> **TASK DETAILS**: Output the data word for word, dropping every image.
>> START MATERIAL
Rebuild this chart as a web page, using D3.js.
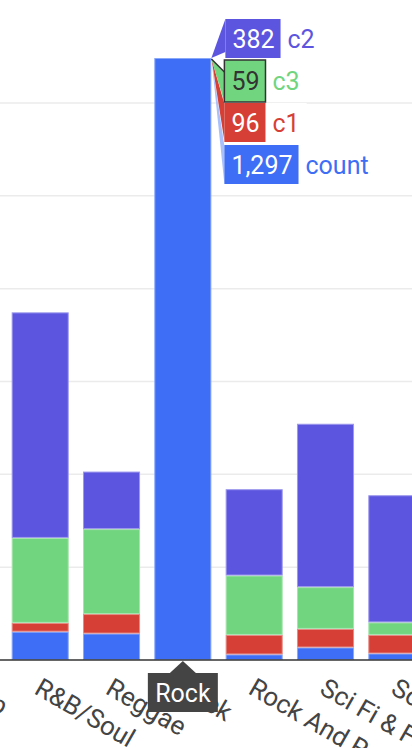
<!DOCTYPE html>
<html>
<head>
<meta charset="utf-8">
<script src="https://cdn.jsdelivr.net/npm/d3@7"></script>
<style>
  html, body { margin: 0; padding: 0; background: #fff; overflow: hidden; }
  svg { display: block; font-family: Roboto, "Noto Sans", sans-serif; }
</style>
</head>
<body>
<div id="chart"></div>
<script>
// values; Pop bar lies off-screen, so its values are unknown
const categories = ['Pop', 'R&B/Soul', 'Reggae', 'Rock', 'Rock And Roll', 'Sci Fi & Fantasy', 'Soundtrack'];
const count = [null, 61, 57, 1297, 12, 27, 14];
const c1 = [null, 19, 42, 96, 42, 40, 40];
const c3 = [null, 183, 183, 59, 128, 90, 27];
const c2 = [null, 486, 124, 382, 186, 352, 274];

const seriesNames = ['count', 'c1', 'c3', 'c2'];
const seriesColors = ['#3d6ef5', '#d63f35', '#71d57f', '#5c55e0'];
const seriesStrokes = ['#8aa8f8', '#e58a84', '#a6e4ae', '#9c98ec'];
const gridTicks = [200, 400, 600, 800, 1000, 1200];
const focused = 'Rock';

const W = 412, H = 748;
const baseY = 660, topY = 58;

const rows = categories.map(function(c, i) {
  return { cat: c, count: count[i], c1: c1[i], c3: c3[i], c2: c2[i] };
});

const x = d3.scaleBand().domain(categories)
  .range([-66.8, 432.5]).paddingInner(0.2).paddingOuter(0.1);
const y = d3.scaleLinear().domain([0, 1297]).range([baseY, topY]);

const svg = d3.select('#chart').append('svg')
  .attr('width', W).attr('height', H);

svg.append('defs').append('clipPath').attr('id', 'area')
  .append('rect').attr('x', -100).attr('y', topY).attr('width', W + 200).attr('height', baseY - topY);

// gridlines
svg.append('g').selectAll('line').data(gridTicks).enter().append('line')
  .attr('x1', 0).attr('x2', W)
  .attr('y1', function(d) { return y(d); }).attr('y2', function(d) { return y(d); })
  .attr('stroke', '#ebebeb').attr('stroke-width', 1.5);

// stacked bars
const stack = d3.stack().keys(seriesNames)
  .value(function(d, k) { return d[k] || 0; });
const layers = stack(rows.filter(function(d) { return d.count !== null; }));

svg.append('g').attr('clip-path', 'url(#area)')
  .selectAll('g').data(layers).enter().append('g')
    .attr('fill', function(d, i) { return seriesColors[i]; })
    .attr('stroke', function(d, i) { return seriesStrokes[i]; })
    .attr('stroke-width', 1)
  .selectAll('rect').data(function(d) { return d; }).enter().append('rect')
    .attr('x', function(d) { return x(d.data.cat) + 0.5; })
    .attr('width', x.bandwidth() - 1)
    .attr('y', function(d) { return y(d[1]) + 0.5; })
    .attr('height', function(d) { return Math.max(0, y(d[0]) - y(d[1]) - 1); });

// baseline
svg.append('line').attr('x1', 0).attr('x2', W).attr('y1', baseY).attr('y2', baseY)
  .attr('stroke', '#333').attr('stroke-width', 1.5);

// slanted category labels
const xAxis = d3.axisBottom(x).tickSize(0).tickPadding(0);
const ax = svg.append('g').attr('transform', 'translate(0,' + baseY + ')').call(xAxis);
ax.select('.domain').remove();
ax.selectAll('text')
  .attr('fill', '#444')
  .style('font-size', '26px')
  .style('font-family', 'Roboto, sans-serif')
  .attr('text-anchor', 'start')
  .attr('y', 0).attr('dy', '0.71em')
  .attr('transform', 'translate(2,17) rotate(30)');

// category tooltip on the axis
const fx = x(focused) + x.bandwidth() / 2;
const tip = svg.append('g').attr('transform', 'translate(' + fx + ',' + baseY + ')');
tip.append('path').attr('d', 'M0,1L13,13L-13,13Z').attr('fill', '#444');
tip.append('rect').attr('x', -35).attr('y', 13).attr('width', 70).attr('height', 39).attr('fill', '#444');
tip.append('text').attr('x', 0).attr('y', 42).attr('text-anchor', 'middle')
  .attr('fill', '#fff').style('font-size', '25px').text(focused);

// value callouts for the focused bar
const fr = rows[categories.indexOf(focused)];
const ptX = x(focused) + x.bandwidth(), ptY = y(Math.min(fr.count, 1297));
const boxX = ptX + 13;
const fmt = d3.format(',');
const labels = [
  { key: 'c2', top: 19, h: 39 },
  { key: 'c3', top: 60, h: 42 },
  { key: 'c1', top: 103, h: 39 },
  { key: 'count', top: 145, h: 39 }
];
const cg = svg.append('g');

function colorOf(k) { return seriesColors[seriesNames.indexOf(k)]; }

// pointer wedges (drawn bottom to top)
cg.append('path').attr('fill', '#a9c0fa')
  .attr('d', 'M' + ptX + ',' + ptY + 'L' + boxX + ',146L' + boxX + ',184Z');
cg.append('path').attr('fill', colorOf('c1'))
  .attr('d', 'M' + ptX + ',' + ptY + 'L' + boxX + ',104L' + boxX + ',141Z');
cg.append('path').attr('fill', colorOf('c2'))
  .attr('d', 'M' + ptX + ',' + ptY + 'L' + (boxX + 1) + ',19L' + (boxX + 1) + ',52Z');
cg.append('path').attr('fill', colorOf('c3'))
  .attr('d', 'M' + ptX + ',' + (ptY + 1) + 'L' + boxX + ',72L' + boxX + ',102Z');
cg.append('path').attr('fill', 'none').attr('stroke', '#333').attr('stroke-width', 1.5)
  .attr('d', 'M' + ptX + ',' + (ptY + 1) + 'L' + boxX + ',72');

labels.forEach(function(l) {
  const val = fmt(fr[l.key]);
  const g = cg.append('g').attr('transform', 'translate(' + (l.key === 'c2' ? boxX + 1 : boxX) + ',' + l.top + ')');
  const t = g.append('text').attr('x', 7).attr('y', l.h / 2).attr('dy', '0.36em')
    .style('font-size', '25px').attr('fill', l.key === 'c3' ? '#333' : '#fff').text(val);
  const tw = t.node().getComputedTextLength();
  const bw = tw + 13;
  const n = g.append('text').attr('x', bw + 7).attr('y', l.h / 2).attr('dy', '0.36em')
    .style('font-size', '25px').attr('fill', colorOf(l.key)).text(l.key);
  const nw = n.node().getComputedTextLength();
  g.insert('rect', 'text').attr('x', bw).attr('y', 0).attr('width', nw + 14).attr('height', l.h).attr('fill', '#fff');
  g.insert('rect', 'text').attr('x', 0).attr('y', 0).attr('width', bw).attr('height', l.h)
    .attr('fill', colorOf(l.key))
    .attr('stroke', l.key === 'c3' ? '#333' : 'none').attr('stroke-width', 1.5);
});
</script>
</body>
</html>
>> END MATERIAL
> **EXERCISE ANSWER**:
Rebuild this chart as a web page, using D3.js.
<!DOCTYPE html>
<html>
<head>
<meta charset="utf-8">
<script src="https://cdn.jsdelivr.net/npm/d3@7"></script>
<style>
  html, body { margin: 0; padding: 0; background: #fff; overflow: hidden; }
  svg { display: block; font-family: Roboto, "Noto Sans", sans-serif; }
</style>
</head>
<body>
<div id="chart"></div>
<script>
// values; Pop bar lies off-screen, so its values are unknown
const categories = ['Pop', 'R&B/Soul', 'Reggae', 'Rock', 'Rock And Roll', 'Sci Fi & Fantasy', 'Soundtrack'];
const count = [null, 61, 57, 1297, 12, 27, 14];
const c1 = [null, 19, 42, 96, 42, 40, 40];
const c3 = [null, 183, 183, 59, 128, 90, 27];
const c2 = [null, 486, 124, 382, 186, 352, 274];

const seriesNames = ['count', 'c1', 'c3', 'c2'];
const seriesColors = ['#3d6ef5', '#d63f35', '#71d57f', '#5c55e0'];
const seriesStrokes = ['#8aa8f8', '#e58a84', '#a6e4ae', '#9c98ec'];
const gridTicks = [200, 400, 600, 800, 1000, 1200];
const focused = 'Rock';

const W = 412, H = 748;
const baseY = 660, topY = 58;

const rows = categories.map(function(c, i) {
  return { cat: c, count: count[i], c1: c1[i], c3: c3[i], c2: c2[i] };
});

const x = d3.scaleBand().domain(categories)
  .range([-66.8, 432.5]).paddingInner(0.2).paddingOuter(0.1);
const y = d3.scaleLinear().domain([0, 1297]).range([baseY, topY]);

const svg = d3.select('#chart').append('svg')
  .attr('width', W).attr('height', H);

svg.append('defs').append('clipPath').attr('id', 'area')
  .append('rect').attr('x', -100).attr('y', topY).attr('width', W + 200).attr('height', baseY - topY);

// gridlines
svg.append('g').selectAll('line').data(gridTicks).enter().append('line')
  .attr('x1', 0).attr('x2', W)
  .attr('y1', function(d) { return y(d); }).attr('y2', function(d) { return y(d); })
  .attr('stroke', '#ebebeb').attr('stroke-width', 1.5);

// stacked bars
const stack = d3.stack().keys(seriesNames)
  .value(function(d, k) { return d[k] || 0; });
const layers = stack(rows.filter(function(d) { return d.count !== null; }));

svg.append('g').attr('clip-path', 'url(#area)')
  .selectAll('g').data(layers).enter().append('g')
    .attr('fill', function(d, i) { return seriesColors[i]; })
    .attr('stroke', function(d, i) { return seriesStrokes[i]; })
    .attr('stroke-width', 1)
  .selectAll('rect').data(function(d) { return d; }).enter().append('rect')
    .attr('x', function(d) { return x(d.data.cat) + 0.5; })
    .attr('width', x.bandwidth() - 1)
    .attr('y', function(d) { return y(d[1]) + 0.5; })
    .attr('height', function(d) { return Math.max(0, y(d[0]) - y(d[1]) - 1); });

// baseline
svg.append('line').attr('x1', 0).attr('x2', W).attr('y1', baseY).attr('y2', baseY)
  .attr('stroke', '#333').attr('stroke-width', 1.5);

// slanted category labels
const xAxis = d3.axisBottom(x).tickSize(0).tickPadding(0);
const ax = svg.append('g').attr('transform', 'translate(0,' + baseY + ')').call(xAxis);
ax.select('.domain').remove();
ax.selectAll('text')
  .attr('fill', '#444')
  .style('font-size', '26px')
  .style('font-family', 'Roboto, sans-serif')
  .attr('text-anchor', 'start')
  .attr('y', 0).attr('dy', '0.71em')
  .attr('transform', 'translate(2,17) rotate(30)');

// category tooltip on the axis
const fx = x(focused) + x.bandwidth() / 2;
const tip = svg.append('g').attr('transform', 'translate(' + fx + ',' + baseY + ')');
tip.append('path').attr('d', 'M0,1L13,13L-13,13Z').attr('fill', '#444');
tip.append('rect').attr('x', -35).attr('y', 13).attr('width', 70).attr('height', 39).attr('fill', '#444');
tip.append('text').attr('x', 0).attr('y', 42).attr('text-anchor', 'middle')
  .attr('fill', '#fff').style('font-size', '25px').text(focused);

// value callouts for the focused bar
const fr = rows[categories.indexOf(focused)];
const ptX = x(focused) + x.bandwidth(), ptY = y(Math.min(fr.count, 1297));
const boxX = ptX + 13;
const fmt = d3.format(',');
const labels = [
  { key: 'c2', top: 19, h: 39 },
  { key: 'c3', top: 60, h: 42 },
  { key: 'c1', top: 103, h: 39 },
  { key: 'count', top: 145, h: 39 }
];
const cg = svg.append('g');

function colorOf(k) { return seriesColors[seriesNames.indexOf(k)]; }

// pointer wedges (drawn bottom to top)
cg.append('path').attr('fill', '#a9c0fa')
  .attr('d', 'M' + ptX + ',' + ptY + 'L' + boxX + ',146L' + boxX + ',184Z');
cg.append('path').attr('fill', colorOf('c1'))
  .attr('d', 'M' + ptX + ',' + ptY + 'L' + boxX + ',104L' + boxX + ',141Z');
cg.append('path').attr('fill', colorOf('c2'))
  .attr('d', 'M' + ptX + ',' + ptY + 'L' + (boxX + 1) + ',19L' + (boxX + 1) + ',52Z');
cg.append('path').attr('fill', colorOf('c3'))
  .attr('d', 'M' + ptX + ',' + (ptY + 1) + 'L' + boxX + ',72L' + boxX + ',102Z');
cg.append('path').attr('fill', 'none').attr('stroke', '#333').attr('stroke-width', 1.5)
  .attr('d', 'M' + ptX + ',' + (ptY + 1) + 'L' + boxX + ',72');

labels.forEach(function(l) {
  const val = fmt(fr[l.key]);
  const g = cg.append('g').attr('transform', 'translate(' + (l.key === 'c2' ? boxX + 1 : boxX) + ',' + l.top + ')');
  const t = g.append('text').attr('x', 7).attr('y', l.h / 2).attr('dy', '0.36em')
    .style('font-size', '25px').attr('fill', l.key === 'c3' ? '#333' : '#fff').text(val);
  const tw = t.node().getComputedTextLength();
  const bw = tw + 13;
  const n = g.append('text').attr('x', bw + 7).attr('y', l.h / 2).attr('dy', '0.36em')
    .style('font-size', '25px').attr('fill', colorOf(l.key)).text(l.key);
  const nw = n.node().getComputedTextLength();
  g.insert('rect', 'text').attr('x', bw).attr('y', 0).attr('width', nw + 14).attr('height', l.h).attr('fill', '#fff');
  g.insert('rect', 'text').attr('x', 0).attr('y', 0).attr('width', bw).attr('height', l.h)
    .attr('fill', colorOf(l.key))
    .attr('stroke', l.key === 'c3' ? '#333' : 'none').attr('stroke-width', 1.5);
});
</script>
</body>
</html>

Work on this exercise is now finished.